> [Work to do] Your copy should hold exactly the lines from the one containing "Give me the" to the one containing "YAxis, CartesianGrid, Legend", inclusive, with no pictures.

> [A block of data]
####################

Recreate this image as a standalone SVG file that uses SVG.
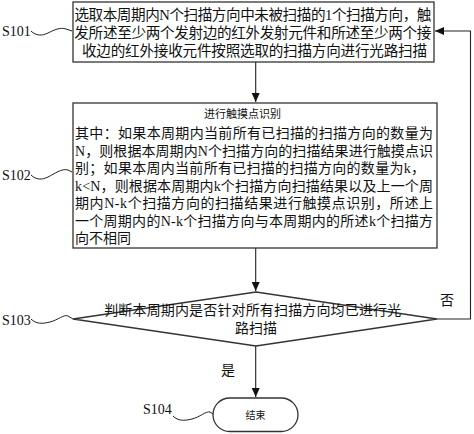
<svg xmlns="http://www.w3.org/2000/svg" width="474" height="434" viewBox="0 0 474 434">
<defs>
<marker id="arr" markerWidth="10" markerHeight="10" refX="9" refY="5" orient="auto" markerUnits="userSpaceOnUse">
<path d="M0,1 L9,5 L0,9 Z" fill="#111"/>
</marker>
<style>
.shape{fill:#fff;stroke:#333;stroke-width:1.3}
.cn{font-family:"Liberation Serif","Noto Sans CJK SC",serif;fill:#111}
.lbl{font-family:"Liberation Serif",serif;font-size:14px;fill:#111}
.conn{fill:none;stroke:#222;stroke-width:1.1}
.sq{fill:none;stroke:#222;stroke-width:1}
</style>
</defs>
<rect width="474" height="434" fill="#fff"/>
<g id="connectors">
<line class="conn" x1="255.7" y1="62" x2="255.7" y2="102" marker-end="url(#arr)"/>
<line class="conn" x1="255.7" y1="248" x2="255.7" y2="291" marker-end="url(#arr)"/>
<line class="conn" x1="255.7" y1="346" x2="255.7" y2="397" marker-end="url(#arr)"/>
<polyline class="conn" points="437,319 470.5,319 470.5,31 435,31" marker-end="url(#arr)"/>
<text class="cn" x="447" y="305" font-size="14" text-anchor="middle">否</text>
<text class="cn" x="228" y="375" font-size="14" text-anchor="middle">是</text>
</g>
<g id="S101">
<rect class="shape" x="73" y="2" width="361" height="60"/>
<text class="cn" font-size="14.6" text-anchor="middle">
<tspan x="254.5" y="20" textLength="357" lengthAdjust="spacing">选取本周期内N个扫描方向中未被扫描的1个扫描方向，触</tspan>
<tspan x="254.5" y="38" textLength="357" lengthAdjust="spacing">发所述至少两个发射边的红外发射元件和所述至少两个接</tspan>
<tspan x="254.5" y="56" textLength="345" lengthAdjust="spacing">收边的红外接收元件按照选取的扫描方向进行光路扫描</tspan>
</text>
<text class="lbl" x="2" y="36">S101</text>
<path class="sq" d="M31,31 C36,36 42,36 48,33 C54,30 60,27 66,29 L72,31"/>
</g>
<g id="S102">
<rect class="shape" x="73" y="103" width="364" height="145"/>
<text class="cn" x="242.5" y="118" font-size="11" text-anchor="middle">进行触摸点识别</text>
<text class="cn" font-size="14">
<tspan x="75" y="138" textLength="358" lengthAdjust="spacing">其中：如果本周期内当前所有已扫描的扫描方向的数量为</tspan>
<tspan x="75" y="155.5" textLength="358" lengthAdjust="spacing">N，则根据本周期内N个扫描方向的扫描结果进行触摸点识</tspan>
<tspan x="75" y="173" textLength="350" lengthAdjust="spacing">别；如果本周内当前所有已扫描的扫描方向的数量为k，</tspan>
<tspan x="75" y="190.5" textLength="358" lengthAdjust="spacing">k&lt;N，则根据本周期内k个扫描方向扫描结果以及上一个周</tspan>
<tspan x="75" y="208" textLength="358" lengthAdjust="spacing">期内N-k个扫描方向的扫描结果进行触摸点识别，所述上</tspan>
<tspan x="75" y="225.5" textLength="358" lengthAdjust="spacing">一个周期内的N-k个扫描方向与本周期内的所述k个扫描方</tspan>
<tspan x="75" y="243">向不相同</tspan>
</text>
<text class="lbl" x="2" y="180">S102</text>
<path class="sq" d="M31,175 C36,180 42,180 48,177 C54,174 62,168 68,170 L72,172"/>
</g>
<g id="S103">
<polygon class="shape" points="256,292 437,319 256,346 73,319"/>
<text class="cn" font-size="14" text-anchor="middle">
<tspan x="254.5" y="315" textLength="297" lengthAdjust="spacing">判断本周期内是否针对所有扫描方向均已进行光</tspan>
<tspan x="256" y="333">路扫描</tspan>
</text>
<text class="lbl" x="2" y="325">S103</text>
<path class="sq" d="M31,319 C36,324 42,324 50,322 C58,320 64,314 68,316 L73,319"/>
</g>
<g id="S104">
<rect class="shape" x="213" y="398" width="85" height="33.5" rx="16.7" ry="16.7"/>
<text class="cn" x="255.5" y="419" font-size="10" text-anchor="middle">结束</text>
<text class="lbl" x="143" y="414">S104</text>
<path class="sq" d="M173,416 C178,421 184,421 192,419 C200,417 206,411 210,412 L213,414"/>
</g>
</svg>
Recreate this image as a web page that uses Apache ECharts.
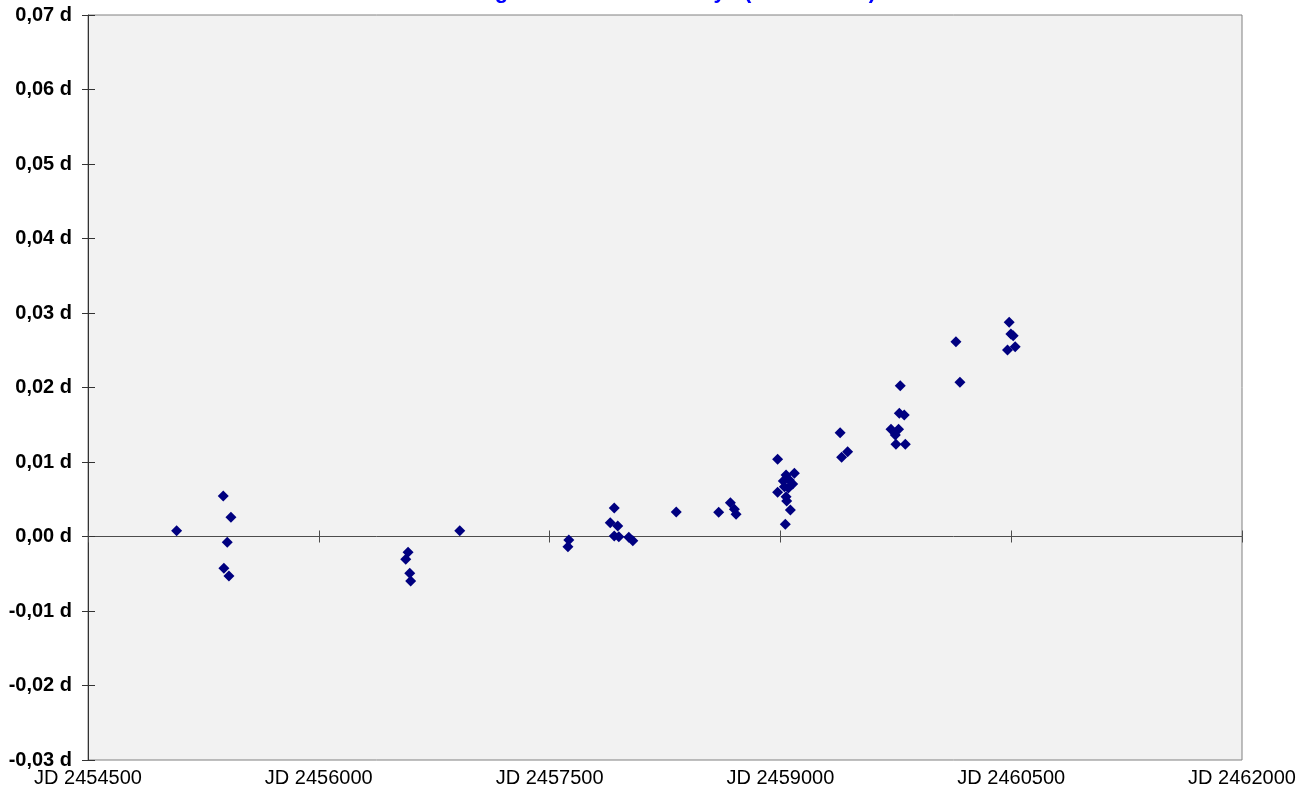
<!DOCTYPE html>
<html>
<head>
<meta charset="utf-8">
<script src="https://cdn.jsdelivr.net/npm/echarts@6/dist/echarts.min.js"></script>
<style>
html,body{margin:0;padding:0;background:#fff;}
#c{width:1312px;height:798px;}
</style>
</head>
<body>
<div id="c"></div>
<script>
// Julian dates of the minima
const jd = [
  2455076, 2455379, 2455429, 2455405, 2455383, 2455416,
  2456580, 2456565, 2456591, 2456597, 2456916,
  2457625, 2457619, 2457920, 2457894, 2457943, 2457920, 2457950, 2458015, 2458041, 2458323,
  2458599, 2458675, 2458701, 2458712,
  2458982, 2459037, 2459091, 2459058, 2459080, 2459026, 2458982, 2459037, 2459041, 2459065, 2459032, 2459019, 2459052,
  2459388, 2459437, 2459398,
  2459773, 2459805, 2459719, 2459768, 2459747, 2459751, 2459812, 2459779,
  2460141, 2460167,
  2460487, 2460498, 2460513, 2460476, 2460526
];
// O-C values in days
const oc = [
  0.00078, 0.00544, 0.00258, -0.00078, -0.00427, -0.0053,
  -0.00212, -0.00306, -0.00494, -0.00597, 0.00078,
  -0.00047, -0.00137, 0.00383, 0.00185, 0.00141, 0.00007, -0.00003, -0.0001, -0.00056, 0.00329,
  0.00325, 0.00454, 0.00365, 0.00298,
  0.01036, 0.00826, 0.00848, 0.00758, 0.00705, 0.00668, 0.00593, 0.00534, 0.00477, 0.00356, 0.00164, 0.00745, 0.00651,
  0.01393, 0.01138, 0.01063,
  0.01654, 0.01631, 0.01439, 0.01439, 0.01362, 0.01238, 0.01238, 0.02024,
  0.02615, 0.0207,
  0.02875, 0.02718, 0.02695, 0.02503, 0.02548
];
// axis ranges / ticks
const xStart = 2454500;
const xEnd = 2462000;
const xStep = 1500;
const yMin = -0.03;
const yMax = 0.07;
const yStep = 0.01;
const titleText = 'O-C Diagram: RZ Cas Primary   (2008 - 2024)';

const chart = echarts.init(document.getElementById('c'), null, {renderer: 'canvas'});
const FONT = '"Liberation Sans", Arial, sans-serif';
const xFmt = v => 'JD ' + Math.round(v + xStart);
const yFmt = v => v.toFixed(2).replace('.', ',').replace('-0,00', '0,00') + ' d';

const xCommon = {
  type: 'value', min: 0, max: xEnd - xStart, interval: xStep,
  splitLine: {show: false}
};
const yCommon = {
  type: 'value', min: yMin, max: yMax, interval: yStep,
  splitLine: {show: false}
};

chart.setOption({
  backgroundColor: '#ffffff',
  animation: false,
  graphic: [{
    type: 'text', x: 414, y: -19, silent: true,
    style: {text: titleText, fill: '#0000ff', font: 'bold 22px ' + FONT, verticalAlign: 'top', align: 'left'}
  }],
  grid: {
    left: 88, right: 70, top: 15, bottom: 38,
    show: true, backgroundColor: '#f2f2f2', borderColor: '#808080', borderWidth: 1,
    containLabel: false
  },
  xAxis: [
    Object.assign({}, xCommon, {
      position: 'bottom',
      axisLine: {onZero: true, show: true, lineStyle: {color: '#4d4d4d', width: 1}},
      axisTick: {show: true, inside: false, length: 6, lineStyle: {color: '#4d4d4d'}},
      axisLabel: {show: false}
    }),
    Object.assign({}, xCommon, {
      position: 'bottom',
      axisLine: {onZero: true, show: false},
      axisTick: {show: true, inside: true, length: 6, lineStyle: {color: '#4d4d4d'}},
      axisLabel: {show: false}
    }),
    Object.assign({}, xCommon, {
      position: 'bottom',
      axisLine: {onZero: false, show: false},
      axisTick: {show: false},
      axisLabel: {show: true, formatter: xFmt, color: '#000', fontFamily: FONT, fontSize: 20, margin: 8}
    })
  ],
  yAxis: [
    Object.assign({}, yCommon, {
      position: 'left',
      axisLine: {show: true, onZero: false, lineStyle: {color: '#333', width: 1}},
      axisTick: {show: true, inside: false, length: 6, lineStyle: {color: '#333'}},
      axisLabel: {show: true, formatter: yFmt, color: '#000', fontFamily: FONT, fontSize: 20, fontWeight: 'bold', margin: 16}
    }),
    Object.assign({}, yCommon, {
      position: 'left',
      axisLine: {show: false, onZero: false},
      axisTick: {show: true, inside: true, length: 7, lineStyle: {color: '#333'}},
      axisLabel: {show: false}
    })
  ],
  series: [{
    type: 'scatter',
    xAxisIndex: 0, yAxisIndex: 0,
    symbol: 'diamond', symbolSize: 11,
    itemStyle: {color: '#000080', opacity: 1},
    data: jd.map((j, i) => [j - xStart, oc[i]])
  }]
});
</script>
</body>
</html>
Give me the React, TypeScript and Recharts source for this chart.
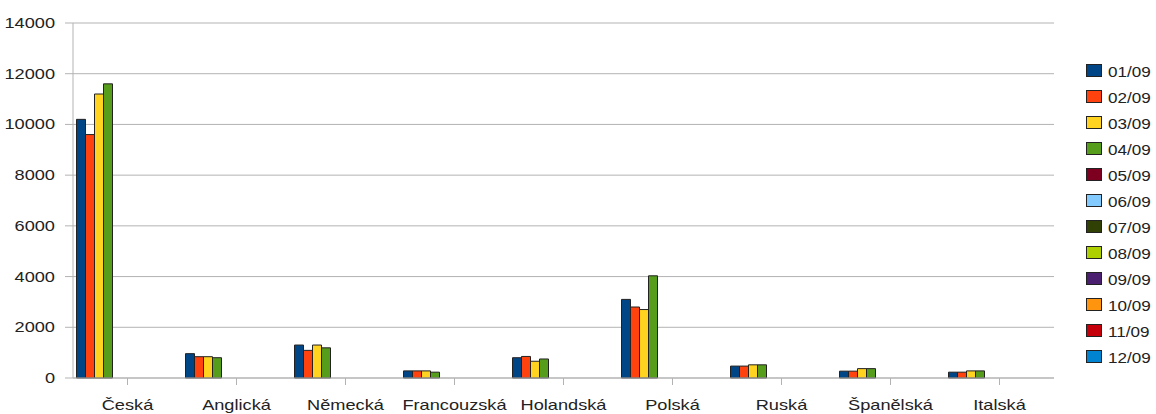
import React from 'react';
import { BarChart, Bar, XAxis, YAxis, CartesianGrid, Legend } from 'recharts';

const categories = ['Česká', 'Anglická', 'Německá', 'Francouzská', 'Holandská', 'Polská', 'Ruská', 'Španělská', 'Italská'];

// only the first four days have values
const day01 = [10200, 960, 1300, 280, 800, 3100, 470, 270, 230];
const day02 = [9600, 840, 1090, 280, 850, 2800, 470, 270, 230];
const day03 = [11200, 840, 1300, 280, 660, 2700, 520, 370, 280];
const day04 = [11600, 800, 1190, 230, 750, 4030, 520, 370, 280];

const seriesNames = ['01/09', '02/09', '03/09', '04/09', '05/09', '06/09', '07/09', '08/09', '09/09', '10/09', '11/09', '12/09'];
const seriesValues: number[][] = [day01, day02, day03, day04, [], [], [], [], [], [], [], []];
const seriesColors = ['#004586', '#ff420e', '#ffd320', '#579d1c', '#7e0021', '#83caff', '#314004', '#aecf00', '#4b1f6f', '#ff950e', '#c5000b', '#0084d1'];

const yTicks = [0, 2000, 4000, 6000, 8000, 10000, 12000, 14000];

const data = categories.map((name, i) => {
  const row: Record<string, string | number | null> = { name };
  seriesNames.forEach((_s, j) => {
    const v = seriesValues[j][i];
    row['s' + j] = v === undefined ? null : v;
  });
  return row;
});

const FONT = '"Liberation Sans", Arial, sans-serif';
const FONT_SIZE = 14;
const STRETCH = 1.3;
const GRID = '#b3b3b3';
const LEGEND_W = 70;

const YTick = (props: any) => {
  const { x, y, payload } = props;
  return (
    <g transform={`translate(${x},${y})`}>
      <text transform={`scale(${STRETCH},1)`} textAnchor="end" dy="0.36em" fill="#222" fontSize={FONT_SIZE} fontFamily={FONT}>
        {payload.value}
      </text>
    </g>
  );
};

const XTick = (props: any) => {
  const { x, y, payload } = props;
  return (
    <g transform={`translate(${x},${y})`}>
      <text transform={`scale(${STRETCH},1)`} textAnchor="middle" y={25} fill="#222" fontSize={FONT_SIZE} fontFamily={FONT}>
        {payload.value}
      </text>
    </g>
  );
};

const renderLegend = () => (
  <div style={{ fontFamily: FONT, width: LEGEND_W }}>
    {seriesNames.map((name, i) => (
      <div key={name} style={{ height: 26, display: 'flex', alignItems: 'center' }}>
        <div style={{ width: 14, height: 11, background: seriesColors[i], border: '1px solid #222', marginRight: 6 }} />
        <span style={{ fontSize: FONT_SIZE, color: '#222', display: 'inline-block', transform: `scaleX(1.22)`, transformOrigin: 'left center', marginTop: 3 }}>
          {name}
        </span>
      </div>
    ))}
  </div>
);

export default function App() {
  return (
    <div style={{ position: 'absolute', left: 0, top: 0, width: 1156, height: 414, background: '#fff' }}>
      <BarChart
        width={1156}
        height={414}
        data={data}
        margin={{ top: 23, right: 102 - LEGEND_W, bottom: 0, left: 0 }}
        barCategoryGap={3.5}
        barGap={0}
      >
        <CartesianGrid vertical={false} stroke={GRID} />
        <XAxis
          dataKey="name"
          height={36}
          stroke={GRID}
          tickSize={7}
          tickMargin={0}
          tick={<XTick />}
          interval={0}
        />
        <YAxis
          width={73}
          domain={[0, 14000]}
          ticks={yTicks}
          stroke={GRID}
          tickSize={8}
          tickMargin={10}
          tick={<YTick />}
        />
        <YAxis yAxisId="frame" orientation="right" width={0} domain={[0, 14000]} tick={false} tickLine={false} stroke={GRID} />
        <Legend
          content={renderLegend}
          layout="vertical"
          align="right"
          verticalAlign="middle"
          wrapperStyle={{ position: 'absolute', left: 1086, top: 57, width: LEGEND_W }}
        />
        {seriesNames.map((name, j) => (
          <Bar
            key={name}
            dataKey={'s' + j}
            name={name}
            fill={seriesColors[j]}
            stroke="#222"
            strokeWidth={1}
            isAnimationActive={false}
          />
        ))}
      </BarChart>
    </div>
  );
}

####################

> [Complete output]
Give me the React, TypeScript and Recharts source for this chart.
import React from 'react';
import { BarChart, Bar, XAxis, YAxis, CartesianGrid, Legend } from 'recharts';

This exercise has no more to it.